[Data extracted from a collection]
********

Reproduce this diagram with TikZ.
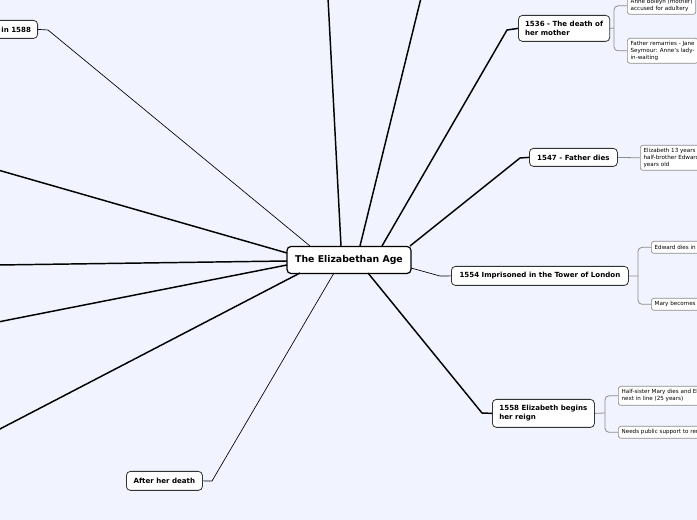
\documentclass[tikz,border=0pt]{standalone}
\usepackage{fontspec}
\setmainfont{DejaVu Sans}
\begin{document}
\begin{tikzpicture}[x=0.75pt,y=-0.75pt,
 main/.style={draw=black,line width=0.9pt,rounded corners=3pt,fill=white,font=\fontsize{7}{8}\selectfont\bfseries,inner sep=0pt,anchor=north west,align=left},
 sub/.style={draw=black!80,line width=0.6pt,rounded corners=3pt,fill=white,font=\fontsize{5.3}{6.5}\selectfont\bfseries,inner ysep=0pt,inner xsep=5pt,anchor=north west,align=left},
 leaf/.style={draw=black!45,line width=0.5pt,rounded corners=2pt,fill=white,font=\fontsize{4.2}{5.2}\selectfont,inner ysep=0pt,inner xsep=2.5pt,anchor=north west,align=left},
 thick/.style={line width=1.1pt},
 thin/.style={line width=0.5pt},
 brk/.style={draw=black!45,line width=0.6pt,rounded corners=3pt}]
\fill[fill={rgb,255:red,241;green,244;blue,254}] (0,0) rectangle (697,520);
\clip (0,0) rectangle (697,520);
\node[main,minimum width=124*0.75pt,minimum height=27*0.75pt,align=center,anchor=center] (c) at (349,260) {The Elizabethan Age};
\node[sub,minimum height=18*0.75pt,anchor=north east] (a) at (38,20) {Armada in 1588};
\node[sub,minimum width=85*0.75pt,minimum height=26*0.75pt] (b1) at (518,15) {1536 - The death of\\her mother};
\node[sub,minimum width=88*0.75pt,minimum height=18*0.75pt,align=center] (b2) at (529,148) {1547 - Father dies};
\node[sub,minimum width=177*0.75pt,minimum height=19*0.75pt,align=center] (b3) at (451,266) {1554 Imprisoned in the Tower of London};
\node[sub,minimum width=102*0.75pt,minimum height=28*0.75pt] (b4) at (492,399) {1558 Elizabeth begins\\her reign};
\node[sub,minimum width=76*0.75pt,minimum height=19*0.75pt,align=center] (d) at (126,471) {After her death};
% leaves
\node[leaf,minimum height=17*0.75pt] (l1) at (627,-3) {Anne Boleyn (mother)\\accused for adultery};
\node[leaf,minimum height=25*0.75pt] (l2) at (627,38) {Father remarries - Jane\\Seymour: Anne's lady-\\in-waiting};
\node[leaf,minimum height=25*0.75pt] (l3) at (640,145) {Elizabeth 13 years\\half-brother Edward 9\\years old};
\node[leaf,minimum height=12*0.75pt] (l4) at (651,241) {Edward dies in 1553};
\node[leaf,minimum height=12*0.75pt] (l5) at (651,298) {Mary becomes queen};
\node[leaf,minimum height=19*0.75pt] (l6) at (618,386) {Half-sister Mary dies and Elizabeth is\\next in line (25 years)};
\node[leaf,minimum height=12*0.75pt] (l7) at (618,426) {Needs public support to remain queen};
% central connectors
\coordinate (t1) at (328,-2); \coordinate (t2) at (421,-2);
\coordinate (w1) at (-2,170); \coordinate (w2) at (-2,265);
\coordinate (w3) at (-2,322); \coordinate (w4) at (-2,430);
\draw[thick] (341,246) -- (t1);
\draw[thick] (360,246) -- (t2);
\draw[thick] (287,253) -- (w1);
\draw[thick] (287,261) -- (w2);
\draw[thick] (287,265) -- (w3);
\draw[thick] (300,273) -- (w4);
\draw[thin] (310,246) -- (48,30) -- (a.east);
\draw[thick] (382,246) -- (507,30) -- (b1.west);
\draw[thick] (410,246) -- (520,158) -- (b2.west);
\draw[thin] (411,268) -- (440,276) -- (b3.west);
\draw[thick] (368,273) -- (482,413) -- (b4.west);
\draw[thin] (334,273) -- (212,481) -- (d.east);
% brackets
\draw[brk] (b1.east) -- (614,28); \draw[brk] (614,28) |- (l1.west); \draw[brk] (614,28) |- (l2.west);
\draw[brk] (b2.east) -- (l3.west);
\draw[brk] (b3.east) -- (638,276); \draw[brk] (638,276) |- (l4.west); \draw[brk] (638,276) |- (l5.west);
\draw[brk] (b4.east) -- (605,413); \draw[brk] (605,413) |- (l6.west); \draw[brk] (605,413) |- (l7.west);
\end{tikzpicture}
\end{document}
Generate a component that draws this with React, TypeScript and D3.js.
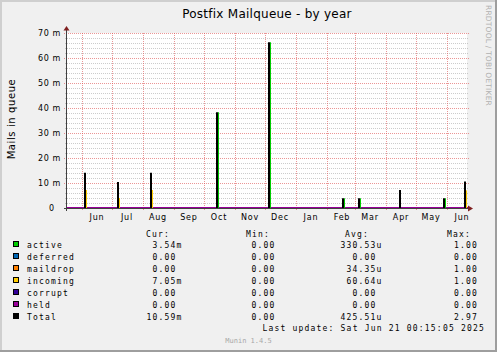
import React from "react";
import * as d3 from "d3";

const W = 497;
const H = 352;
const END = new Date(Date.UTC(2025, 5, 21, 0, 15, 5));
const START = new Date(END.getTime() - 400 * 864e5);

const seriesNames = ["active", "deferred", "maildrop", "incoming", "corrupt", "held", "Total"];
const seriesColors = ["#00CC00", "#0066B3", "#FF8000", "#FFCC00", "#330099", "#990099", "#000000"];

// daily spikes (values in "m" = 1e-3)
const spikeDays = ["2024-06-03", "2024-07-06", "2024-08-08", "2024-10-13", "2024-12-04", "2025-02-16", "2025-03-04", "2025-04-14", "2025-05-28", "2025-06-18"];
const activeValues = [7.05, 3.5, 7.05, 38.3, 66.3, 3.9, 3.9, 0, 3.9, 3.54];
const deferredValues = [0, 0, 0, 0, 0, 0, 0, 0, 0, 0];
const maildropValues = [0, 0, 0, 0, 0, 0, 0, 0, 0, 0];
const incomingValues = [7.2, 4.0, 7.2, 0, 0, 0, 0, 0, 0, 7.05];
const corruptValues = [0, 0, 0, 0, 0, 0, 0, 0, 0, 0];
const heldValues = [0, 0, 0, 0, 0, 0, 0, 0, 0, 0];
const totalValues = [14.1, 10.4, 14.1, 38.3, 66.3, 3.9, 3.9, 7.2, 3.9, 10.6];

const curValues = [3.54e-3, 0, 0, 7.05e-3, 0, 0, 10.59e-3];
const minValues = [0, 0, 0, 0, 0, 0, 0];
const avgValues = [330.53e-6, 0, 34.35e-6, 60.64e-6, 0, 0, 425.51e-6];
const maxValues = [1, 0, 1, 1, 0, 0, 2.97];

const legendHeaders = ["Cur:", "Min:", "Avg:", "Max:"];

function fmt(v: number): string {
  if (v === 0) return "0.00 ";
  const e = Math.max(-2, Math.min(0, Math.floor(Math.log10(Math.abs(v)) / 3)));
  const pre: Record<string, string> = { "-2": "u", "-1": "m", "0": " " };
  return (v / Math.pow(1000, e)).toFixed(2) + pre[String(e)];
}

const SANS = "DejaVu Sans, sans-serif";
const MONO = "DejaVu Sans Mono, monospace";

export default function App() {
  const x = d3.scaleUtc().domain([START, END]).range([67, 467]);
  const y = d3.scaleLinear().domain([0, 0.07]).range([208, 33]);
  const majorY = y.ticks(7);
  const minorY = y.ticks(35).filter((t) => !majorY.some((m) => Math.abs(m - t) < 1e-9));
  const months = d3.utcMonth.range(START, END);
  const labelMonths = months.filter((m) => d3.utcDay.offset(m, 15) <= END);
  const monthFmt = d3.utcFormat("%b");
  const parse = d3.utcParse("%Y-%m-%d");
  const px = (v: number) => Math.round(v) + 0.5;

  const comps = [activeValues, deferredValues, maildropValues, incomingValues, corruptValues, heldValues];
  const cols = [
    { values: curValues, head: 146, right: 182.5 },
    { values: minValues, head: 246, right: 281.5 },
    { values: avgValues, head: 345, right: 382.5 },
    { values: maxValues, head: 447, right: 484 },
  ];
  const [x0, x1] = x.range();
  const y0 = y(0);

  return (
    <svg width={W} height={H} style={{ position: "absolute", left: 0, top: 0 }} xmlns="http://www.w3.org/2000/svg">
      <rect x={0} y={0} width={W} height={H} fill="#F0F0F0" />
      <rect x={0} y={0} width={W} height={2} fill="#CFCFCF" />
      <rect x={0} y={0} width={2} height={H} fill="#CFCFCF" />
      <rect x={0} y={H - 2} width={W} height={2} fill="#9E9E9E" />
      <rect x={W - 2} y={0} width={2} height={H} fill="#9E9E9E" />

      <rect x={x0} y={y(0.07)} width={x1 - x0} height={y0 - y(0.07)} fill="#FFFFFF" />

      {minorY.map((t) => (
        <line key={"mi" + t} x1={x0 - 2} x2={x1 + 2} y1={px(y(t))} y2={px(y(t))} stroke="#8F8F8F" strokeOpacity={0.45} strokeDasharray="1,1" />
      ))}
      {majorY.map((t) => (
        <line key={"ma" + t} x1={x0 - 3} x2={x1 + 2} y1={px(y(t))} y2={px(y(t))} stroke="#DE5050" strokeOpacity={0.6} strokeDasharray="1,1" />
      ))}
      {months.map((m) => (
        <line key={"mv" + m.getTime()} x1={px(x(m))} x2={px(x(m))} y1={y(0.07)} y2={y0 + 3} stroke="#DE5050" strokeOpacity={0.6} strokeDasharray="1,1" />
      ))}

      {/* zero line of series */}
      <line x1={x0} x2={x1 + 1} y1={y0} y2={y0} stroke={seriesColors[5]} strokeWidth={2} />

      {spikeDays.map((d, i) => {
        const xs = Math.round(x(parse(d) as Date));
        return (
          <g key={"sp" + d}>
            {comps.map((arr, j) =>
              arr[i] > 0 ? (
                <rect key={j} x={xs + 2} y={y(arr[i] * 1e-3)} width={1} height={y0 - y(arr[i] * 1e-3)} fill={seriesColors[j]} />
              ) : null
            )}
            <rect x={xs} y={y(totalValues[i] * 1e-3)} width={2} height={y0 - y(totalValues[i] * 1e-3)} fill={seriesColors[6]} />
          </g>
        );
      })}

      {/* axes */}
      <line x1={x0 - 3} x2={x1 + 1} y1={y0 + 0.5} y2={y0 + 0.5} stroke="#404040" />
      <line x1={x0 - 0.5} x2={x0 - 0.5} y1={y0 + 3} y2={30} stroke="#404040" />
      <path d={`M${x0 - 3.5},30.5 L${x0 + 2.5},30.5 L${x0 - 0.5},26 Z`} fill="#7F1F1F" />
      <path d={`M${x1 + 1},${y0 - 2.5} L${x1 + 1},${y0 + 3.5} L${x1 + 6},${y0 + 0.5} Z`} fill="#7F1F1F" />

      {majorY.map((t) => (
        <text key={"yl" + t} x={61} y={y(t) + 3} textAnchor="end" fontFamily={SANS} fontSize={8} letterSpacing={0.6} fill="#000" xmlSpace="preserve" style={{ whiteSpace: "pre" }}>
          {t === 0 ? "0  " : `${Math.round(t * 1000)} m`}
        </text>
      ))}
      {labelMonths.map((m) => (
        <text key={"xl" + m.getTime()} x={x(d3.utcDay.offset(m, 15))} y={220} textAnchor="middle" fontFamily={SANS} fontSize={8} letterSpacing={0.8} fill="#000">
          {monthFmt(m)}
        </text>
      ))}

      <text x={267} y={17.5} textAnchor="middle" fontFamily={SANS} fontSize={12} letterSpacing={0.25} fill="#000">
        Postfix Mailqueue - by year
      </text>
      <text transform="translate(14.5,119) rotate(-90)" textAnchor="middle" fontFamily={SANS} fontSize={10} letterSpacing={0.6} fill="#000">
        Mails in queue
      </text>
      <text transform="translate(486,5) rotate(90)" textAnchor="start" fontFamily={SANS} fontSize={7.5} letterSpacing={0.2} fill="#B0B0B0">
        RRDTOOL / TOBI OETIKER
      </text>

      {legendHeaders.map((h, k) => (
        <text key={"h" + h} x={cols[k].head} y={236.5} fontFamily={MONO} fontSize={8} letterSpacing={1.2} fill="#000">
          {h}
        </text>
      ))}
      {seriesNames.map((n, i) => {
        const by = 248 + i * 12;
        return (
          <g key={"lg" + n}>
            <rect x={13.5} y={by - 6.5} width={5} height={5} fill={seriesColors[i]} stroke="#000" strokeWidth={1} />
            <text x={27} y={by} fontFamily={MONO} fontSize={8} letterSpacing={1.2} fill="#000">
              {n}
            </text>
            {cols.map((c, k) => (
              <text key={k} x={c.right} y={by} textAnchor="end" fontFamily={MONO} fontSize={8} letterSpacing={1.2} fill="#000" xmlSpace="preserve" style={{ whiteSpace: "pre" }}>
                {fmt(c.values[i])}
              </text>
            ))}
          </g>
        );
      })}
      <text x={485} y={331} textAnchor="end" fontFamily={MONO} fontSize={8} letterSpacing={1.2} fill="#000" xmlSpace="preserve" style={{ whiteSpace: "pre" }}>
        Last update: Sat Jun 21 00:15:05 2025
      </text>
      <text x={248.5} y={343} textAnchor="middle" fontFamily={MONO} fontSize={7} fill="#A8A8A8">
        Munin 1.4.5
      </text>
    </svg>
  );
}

********

Using the entries above, repeat exactly the lines from the one with "Generate a component" to the one with "const START = new", both included, and leave the pictures behind.

### EXERCISE OUTPUT
Generate a component that draws this with React, TypeScript and D3.js.
import React from "react";
import * as d3 from "d3";

const W = 497;
const H = 352;
const END = new Date(Date.UTC(2025, 5, 21, 0, 15, 5));
const START = new Date(END.getTime() - 400 * 864e5);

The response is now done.